Why so serious? It's Christmas!

Joker, as silent at the Ghost of Christmas Present should be, drags Batman off and drops him in an open grave, where he experiences visions of Gotham's future without him... Alfred lost and alone, gang warfare everywhere, Gordon in chains for harboring a fugitive vigilante... before finally dragging himself out as a better man. He hurries to the home of the bagman from the beginning, arriving in time to stop Joker from killing the man's son to make up for losing his money at the start of the story. After a brief scuffle, he looks up to find the bagman with a gun to the Joker's head, wanting to kill him for threatening his son. Batman, in his full-on changed Ebenezer Scrooge moment, goes from thinking earlier the bagman was scum and his son had no hope of turning out any better to saying to the bagman, "Put down the gun. Show your son what a real hero, a real man, does." The bagman listens, Batman takes Joker away, and everyone is happy. We also find out, although it was fairly obvious, that it was the bagman narrating the story of Scrooge to his son the whole time.
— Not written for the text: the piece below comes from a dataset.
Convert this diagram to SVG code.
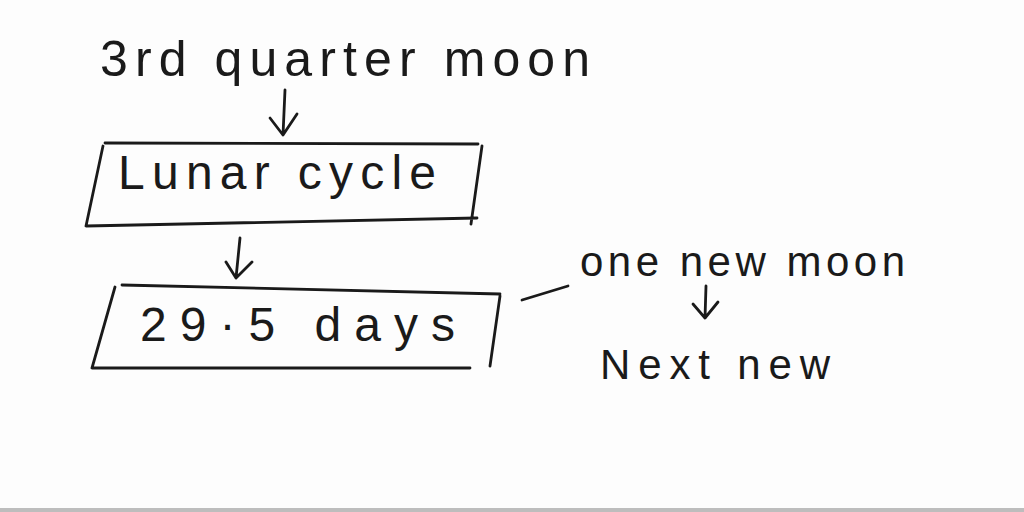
<svg xmlns="http://www.w3.org/2000/svg" width="1024" height="512" viewBox="0 0 1024 512">
<style>
.ink{fill:none;stroke:#1a1a1a;stroke-width:2.8;stroke-linecap:round;stroke-linejoin:round}
.t{font-family:"Liberation Sans",Arial,sans-serif;fill:#1a1a1a;font-weight:normal}
</style>
<rect width="1024" height="512" fill="#fdfdfd"/>
<rect x="0" y="508" width="1024" height="4" fill="#bdbdbd"/>
<g id="top-label">
<text class="t" x="100" y="76" font-size="50" textLength="490" lengthAdjust="spacing">3rd quarter moon</text>
</g>
<g id="lunar-cycle">
<path class="ink" d="M105,143 L478,144 M103,146 L86,226 L477,218 M482,146 L471,224"/>
<text class="t" x="118" y="189" font-size="48" textLength="318" lengthAdjust="spacing">Lunar cycle</text>
</g>
<g id="days">
<path class="ink" d="M122,285 L500,294 M115,287 L92,368 L470,368 M500,296 L490,366"/>
<text class="t" x="140" y="341" font-size="48" textLength="315" lengthAdjust="spacing">29·5 days</text>
</g>
<g id="one-new-moon">
<text class="t" x="580" y="276" font-size="42" textLength="325" lengthAdjust="spacing">one new moon</text>
</g>
<g id="next-new">
<text class="t" x="600" y="379" font-size="42" textLength="230" lengthAdjust="spacing">Next new</text>
</g>
<g id="connectors">
<path class="ink" d="M285,90 L283,135 M270,118 L283,135 L297,114"/>
<path class="ink" d="M240,238 L236,278 M226,262 L236,278 L252,262"/>
<path class="ink" d="M706,286 L705,318 M693,304 L705,318 L718,302"/>
<path class="ink" d="M522,300 L568,286"/>
</g>
</svg>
The story has it's drawbacks; namely, the writing, by Lee Bermejo, is pretty simplistic, but that's because Bermejo is mainly an artist, and his art on the book is beautiful (he also worked on another Batman graphic novel, The Joker, which was written by Brian Azzarello and might be the second greatest Joker story ever, behind The Killing Joke). The story itself is nicely done though, and is a good adaptation of the classic story.

In the end, how did Batman fare against my opossum-like Christmas spirit? Not well. Even with reinforcements from a great Glee Christmas episode last night, the soundtrack of which I'm listening to as I type this, current events still have my Christmas spirit nearly nonexistent.

But the Caped Crusader never gives up, and neither will I.